A few minutes later (assuming 5 minute epoxy), remove the clamp and trim off any ejected epoxy with a sharp knife. After removing the excess, I waited until the next day to ensure good curing of the epoxy.

Finish the wood in any manner desired, as mentioned above, I used a linseed oil/turpentine/beeswax finish.

Sharpen the blade in your favorite manner. I did a bit more work with the 1200 grit water stone, then finished up on a leather strop charged with auto paint rubbing compound. OK, I'm a bottom feeder using up supplies from a previous project...

picture of scored blade

Now go use the knife!


My attempts to use rivets

Initially, I intended to attach the handle with two copper rivets. I still plan to do this on a later version, but it fell through this time.

After snapping off the first section of saw blade, I checked the hardness compared to a few other tools. Pretty hard, it was obvious that drilling through it with an ordinary twist drill would be out of the question.

So I got out the propane torch. If I had a welding torch, or a forge, I'd have used one or the other, but the propane torch is the hottest thing I have.

At first, it looked good. Due to the small size of the piece, it was easy to get it to a bright yellow state, after which I cooled it fairly slowly.

Sure enough, it seemed softer, but not as soft as I expected/hoped.

Still, I figured I'd give it a try. I set the piece on a chunk of soft steel and made some marks with a center punch. Bad sign, the punch needed to be sharpened when I was done making two marks...

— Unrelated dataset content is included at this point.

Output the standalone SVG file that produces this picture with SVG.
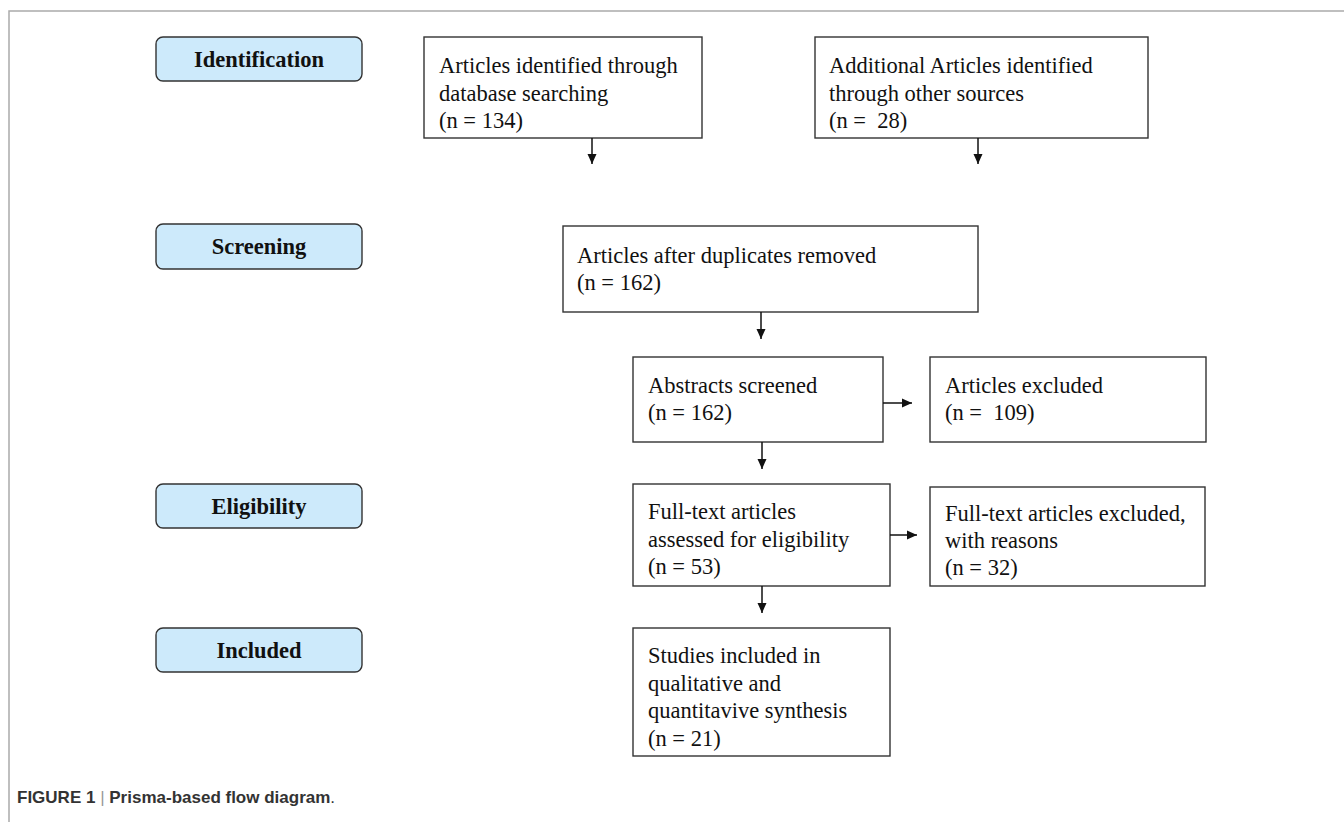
<svg xmlns="http://www.w3.org/2000/svg" width="1344" height="822" viewBox="0 0 1344 822">
  <style>
    .box { fill: #ffffff; stroke: #333333; stroke-width: 1.4; }
    .stage { fill: #cdeafb; stroke: #333333; stroke-width: 1.4; }
    .txt { font-family: "Liberation Serif", "Times New Roman", serif; font-size: 22.5px; fill: #111111; white-space: pre; }
    .lbl { font-family: "Liberation Serif", "Times New Roman", serif; font-size: 22.5px; font-weight: bold; fill: #111111; text-anchor: middle; }
    .conn { stroke: #111111; stroke-width: 1.5; fill: none; marker-end: url(#arrow); }
    .frame { stroke: #aaaaaa; stroke-width: 1.5; fill: none; }
    .cap { font-family: "Liberation Sans", Arial, sans-serif; font-size: 17px; font-weight: bold; fill: #333333; }
  </style>
  <defs>
    <marker id="arrow" markerWidth="12" markerHeight="12" refX="10" refY="6" orient="auto" markerUnits="userSpaceOnUse">
      <path d="M0,1.5 L10,6 L0,10.5 Z" fill="#111111"/>
    </marker>
  </defs>
  <rect width="1344" height="822" fill="#ffffff"/>
  <path class="frame" d="M9,822 V11 H1344"/>

  <g id="stage-identification">
    <rect class="stage" x="156" y="37" width="206" height="44" rx="7"/>
    <text class="lbl" x="259" y="67">Identification</text>
  </g>
  <g id="stage-screening">
    <rect class="stage" x="156" y="224" width="206" height="45" rx="7"/>
    <text class="lbl" x="259" y="254">Screening</text>
  </g>
  <g id="stage-eligibility">
    <rect class="stage" x="156" y="484" width="206" height="44" rx="7"/>
    <text class="lbl" x="259" y="514">Eligibility</text>
  </g>
  <g id="stage-included">
    <rect class="stage" x="156" y="628" width="206" height="44" rx="7"/>
    <text class="lbl" x="259" y="658">Included</text>
  </g>

  <g id="n-database">
    <rect class="box" x="424" y="37" width="278" height="101"/>
    <text class="txt" x="439" y="73">Articles identified through</text>
    <text class="txt" x="439" y="101">database searching</text>
    <text class="txt" x="439" y="128">(n = 134)</text>
  </g>
  <g id="n-other">
    <rect class="box" x="815" y="37" width="333" height="101"/>
    <text class="txt" x="829" y="73">Additional Articles identified</text>
    <text class="txt" x="829" y="101">through other sources</text>
    <text class="txt" x="829" y="128">(n =  28)</text>
  </g>
  <g id="n-dedup">
    <rect class="box" x="563" y="226" width="415" height="86"/>
    <text class="txt" x="577" y="263">Articles after duplicates removed</text>
    <text class="txt" x="577" y="290">(n = 162)</text>
  </g>
  <g id="n-abstracts">
    <rect class="box" x="633" y="357" width="250" height="85"/>
    <text class="txt" x="648" y="393">Abstracts screened</text>
    <text class="txt" x="648" y="420">(n = 162)</text>
  </g>
  <g id="n-excluded">
    <rect class="box" x="930" y="357" width="276" height="85"/>
    <text class="txt" x="945" y="393">Articles excluded</text>
    <text class="txt" x="945" y="420">(n =  109)</text>
  </g>
  <g id="n-fulltext">
    <rect class="box" x="633" y="484" width="257" height="102"/>
    <text class="txt" x="648" y="519">Full-text articles</text>
    <text class="txt" x="648" y="547">assessed for eligibility</text>
    <text class="txt" x="648" y="574">(n = 53)</text>
  </g>
  <g id="n-ft-excluded">
    <rect class="box" x="930" y="487" width="275" height="99"/>
    <text class="txt" x="945" y="521">Full-text articles excluded,</text>
    <text class="txt" x="945" y="548">with reasons</text>
    <text class="txt" x="945" y="575">(n = 32)</text>
  </g>
  <g id="n-included">
    <rect class="box" x="633" y="628" width="257" height="128"/>
    <text class="txt" x="648" y="663">Studies included in</text>
    <text class="txt" x="648" y="691">qualitative and</text>
    <text class="txt" x="648" y="718">quantitavive synthesis</text>
    <text class="txt" x="648" y="746">(n = 21)</text>
  </g>

  <g id="connectors">
    <line class="conn" x1="592" y1="138" x2="592" y2="164"/>
    <line class="conn" x1="978" y1="138" x2="978" y2="164"/>
    <line class="conn" x1="761" y1="312" x2="761" y2="339"/>
    <line class="conn" x1="883" y1="403" x2="912" y2="403"/>
    <line class="conn" x1="762" y1="442" x2="762" y2="469"/>
    <line class="conn" x1="890" y1="535" x2="917" y2="535"/>
    <line class="conn" x1="762" y1="586" x2="762" y2="613"/>
  </g>

  <text class="cap" x="17" y="803">FIGURE 1 <tspan font-weight="normal" fill="#999999">|</tspan> Prisma-based flow diagram<tspan font-weight="normal">.</tspan></text>
</svg>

Then I tried drilling it, using some light oil to lubricate and cool. Progress was almost non-existent, and then the piece of saw blade snapped into two pieces, under moderate pressure from the drill.

I tried again, this time making a point to let the blade cool even more slowly. Roughly the same result, except that the piece didn't snap.

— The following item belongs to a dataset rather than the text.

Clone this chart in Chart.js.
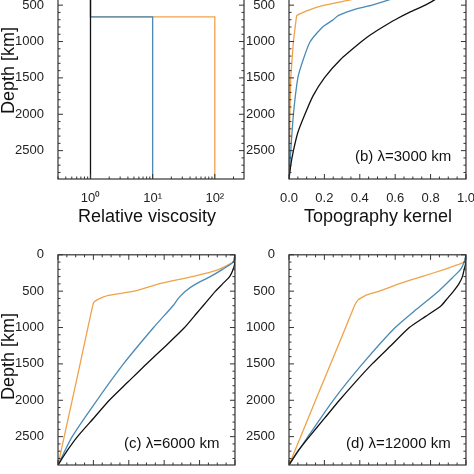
<!DOCTYPE html>
<html><head><meta charset="utf-8">
<script src="https://cdn.jsdelivr.net/npm/chart.js@4"></script>
<style>
body{margin:0;width:474px;height:474px;overflow:hidden;background:#fff;position:relative;font-family:"Liberation Sans",Arial,sans-serif}
.c{position:absolute}
.t{position:absolute;color:#111;white-space:nowrap}
</style></head><body>
<div class="c" style="left:0;top:-45px;width:248px;height:284px"><canvas id="a"></canvas></div>
<div class="c" style="left:231px;top:-45px;width:248px;height:284px"><canvas id="b"></canvas></div>
<div class="c" style="left:0;top:241px;width:248px;height:284px"><canvas id="c"></canvas></div>
<div class="c" style="left:231px;top:241px;width:248px;height:284px"><canvas id="d"></canvas></div>
<div class="t" style="left:-42px;top:60px;font-size:18px;transform:rotate(-90deg);width:100px;text-align:center">Depth [km]</div>
<div class="t" style="left:-42px;top:346px;font-size:18px;transform:rotate(-90deg);width:100px;text-align:center">Depth [km]</div>
<div class="t" style="left:58px;top:206px;width:178px;text-align:center;font-size:18px">Relative viscosity</div>
<div class="t" style="left:289px;top:206px;width:178px;text-align:center;font-size:18px">Topography kernel</div>
<div class="t" style="left:355px;top:147px;font-size:15px">(b) λ=3000 km</div>
<div class="t" style="left:124px;top:434px;font-size:15px">(c) λ=6000 km</div>
<div class="t" style="left:346px;top:434px;font-size:15px">(d) λ=12000 km</div>
<script>
// Panel (a) relative viscosity
const aDepth = [0, 660, 660, 2890];
const aBlack = [1, 1, 1, 1];
const aBlue = [1, 1, 10, 10];
const aOrange = [1, 1, 100, 100];
// Panel (b) λ=3000 km
const bDepthK = [0,100,250,400,500,600,700,800,900,1000,1250,1500,1750,2000,2250,2500,2700,2890];
const bBlack = [1.0,0.98,0.92,0.84,0.77,0.68,0.60,0.53,0.465,0.41,0.29,0.20,0.135,0.09,0.05,0.025,0.01,0];
const bDepthB = [0,200,400,500,550,640,700,800,1000,1250,1500,2000,2500,2890];
const bBlue = [1.0,0.85,0.6,0.47,0.38,0.28,0.25,0.19,0.12,0.08,0.05,0.025,0.01,0];
const bDepthO = [0,300,450,500,560,640,700,1000,1500,2000,2500,2890];
const bOrange = [1.0,0.6,0.3,0.2,0.12,0.045,0.04,0.025,0.01,0.005,0.003,0];
// Panel (c) λ=6000 km
const cDepthK = [0,100,200,300,400,500,600,700,800,1000,1250,1500,1750,2000,2250,2500,2700,2890];
const cBlack = [1.0,1.0,0.99,0.97,0.93,0.89,0.855,0.82,0.785,0.715,0.61,0.5,0.395,0.29,0.2,0.11,0.05,0];
const cDepthB = [0,100,200,300,400,500,600,700,1000,1500,2000,2500,2890];
const cBlue = [1.0,0.99,0.93,0.86,0.78,0.72,0.68,0.65,0.54,0.37,0.22,0.08,0];
const cDepthO = [0,100,200,300,400,500,560,620,660,1500,2500,2890];
const cOrange = [1.0,0.99,0.91,0.76,0.57,0.43,0.28,0.22,0.2,0.125,0.035,0];
// Panel (d) λ=12000 km
const dDepthK = [0,100,200,300,400,500,600,700,850,1000,1250,1500,1750,2000,2250,2500,2700,2890];
const dBlack = [1.0,1.0,0.99,0.98,0.96,0.93,0.895,0.86,0.77,0.68,0.575,0.47,0.375,0.285,0.2,0.115,0.05,0];
const dDepthB = [0,100,200,300,500,750,1000,1500,2000,2500,2890];
const dBlue = [1.0,0.99,0.97,0.93,0.845,0.72,0.6,0.415,0.25,0.107,0];
const dDepthO = [0,100,200,300,400,500,560,620,700,1000,2000,2890];
const dOrange = [1.0,0.99,0.88,0.75,0.62,0.51,0.43,0.39,0.37,0.32,0.15,0];
const yTicks = [0,500,1000,1500,2000,2500];
const kTicks = [0,0.2,0.4,0.6,0.8,1.0];
const logTicks = [1,10,100];
const supers = {1:'10⁰',10:'10¹',100:'10²'};

const BLACK='#111', BLUE='#4a8ab6', ORANGE='#f0a24a';
const pts=(d,v)=>d.map((y,i)=>({x:v[i],y}));
const ds=(d,v,col,t)=>({data:pts(d,v),borderColor:col,borderWidth:1.3,pointRadius:0,showLine:true,fill:false,tension:t});

const frame={id:'frame',afterDraw(ch){
  const {ctx,chartArea:a,scales}=ch;const x=scales.x,y=scales.y;
  ctx.save();ctx.strokeStyle='#333';ctx.lineWidth=1.2;
  ctx.strokeRect(a.left,a.top,a.right-a.left,a.bottom-a.top);
  ctx.lineWidth=1;
  const tick=(px,len,vert)=>{ if(vert){ctx.beginPath();ctx.moveTo(a.left,px);ctx.lineTo(a.left+len,px);ctx.moveTo(a.right,px);ctx.lineTo(a.right-len,px);ctx.stroke();}
    else{ctx.beginPath();ctx.moveTo(px,a.bottom);ctx.lineTo(px,a.bottom-len);ctx.moveTo(px,a.top);ctx.lineTo(px,a.top+len);ctx.stroke();}};
  for(let v=0;v<=2890;v+=100) tick(y.getPixelForValue(v),v%500===0?5:2.5,true);
  if(x.type==='logarithmic'){for(let e=-1;e<=2;e++)for(let m=1;m<10;m++){const v=m*Math.pow(10,e);if(v>=x.min&&v<=x.max)tick(x.getPixelForValue(v),m===1?5:2.5,false);}}
  else for(let i=0;i<=20;i++){const v=i*0.05;tick(x.getPixelForValue(v),i%4===0?5:2.5,false);}
  ctx.restore();}};

function make(id,datasets,log){
  const tf={family:'"Liberation Sans", Arial, sans-serif',size:13};
  new Chart(document.getElementById(id),{type:'scatter',data:{datasets},plugins:[frame],
   options:{responsive:true,maintainAspectRatio:false,animation:false,
    layout:{padding:{top:10,right:4,left:0,bottom:0}},
    plugins:{legend:{display:false},tooltip:{enabled:false}},
    scales:{
     x:log?{type:'logarithmic',min:0.3,max:295,afterBuildTicks:s=>{s.ticks=logTicks.map(v=>({value:v}));},
        ticks:{color:'#222',font:tf,padding:4,callback:v=>supers[v]||''},grid:{display:false},border:{display:false},afterFit:s=>{s.height=60;}}
      :{type:'linear',min:0,max:1,afterBuildTicks:s=>{s.ticks=kTicks.map(v=>({value:v}));},
        ticks:{color:'#222',font:tf,padding:4,callback:v=>v.toFixed(1)},grid:{display:false},border:{display:false},afterFit:s=>{s.height=60;}},
     y:{type:'linear',reverse:true,min:0,max:2890,afterBuildTicks:s=>{s.ticks=yTicks.map(v=>({value:v}));},
        ticks:{color:'#222',font:tf,padding:6,callback:v=>String(v)},grid:{display:false},border:{display:false},afterFit:s=>{s.width=58;}}
    }}});
}
make('a',[ds(aDepth,aBlack,BLACK,0),ds(aDepth,aBlue,BLUE,0),ds(aDepth,aOrange,ORANGE,0)],true);
make('b',[ds(bDepthK,bBlack,BLACK,0.2),ds(bDepthB,bBlue,BLUE,0.2),ds(bDepthO,bOrange,ORANGE,0.1)],false);
make('c',[ds(cDepthK,cBlack,BLACK,0.2),ds(cDepthB,cBlue,BLUE,0.2),ds(cDepthO,cOrange,ORANGE,0.1)],false);
make('d',[ds(dDepthK,dBlack,BLACK,0.2),ds(dDepthB,dBlue,BLUE,0.2),ds(dDepthO,dOrange,ORANGE,0.1)],false);
</script></body></html>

At this point, I remembered watching a co-worker at a previous job grind a hole in a piece of plate glass on a drill press. He used a large diameter piece of copper wire and some grinding compound.

Why not? I tried this, using some valve lapping compound, but no joy. After fifteen minutes, all I had was a polished spot on the blade. It only took an hour to get through a piece of glass maybe four times as thick. I'll probably give some thought as to why this didn't work in the future, but at this point I decided to attach the blade in another manner.

I got a lot of good ideas on making holes from the oldtools list though.

My favorite is simply to use another source of metal, one that responds to heat differently. A worn out file seems the most likely source. I wanted to make a thicker blade anyway...

Another that I'm interested in involves center punching on a softer surface, then grinding the bump off the opposite side.

One that might work well, but which is probably beyond my abilities coordination-wise, would be to punch it while it's hot from the torch. That little piece of metal cools off too quickly for a klutz like myself to set it down on an anvil with a hole, in proper alignment, then pick up a punch and hammer, align the punch and strike. I figure that I'd have maybe 1.5 seconds to do this. Possible, but not for me...

There were two other good ideas, almost the same, suggested by two different people. They both involved spinning a steel rod against the blade at high speed, one idea was to anneal the metal in that area, the other was to actually use the friction and heat to make a hole. Quite intriguing.

I find myself feeling guilty for not giving credit to the people who suggested these ideas, but I wasn't planning to write this article when they were suggested, and I forgot to write down the info. If one of these ideas is yours, and you want credit, just let me know, and thanks!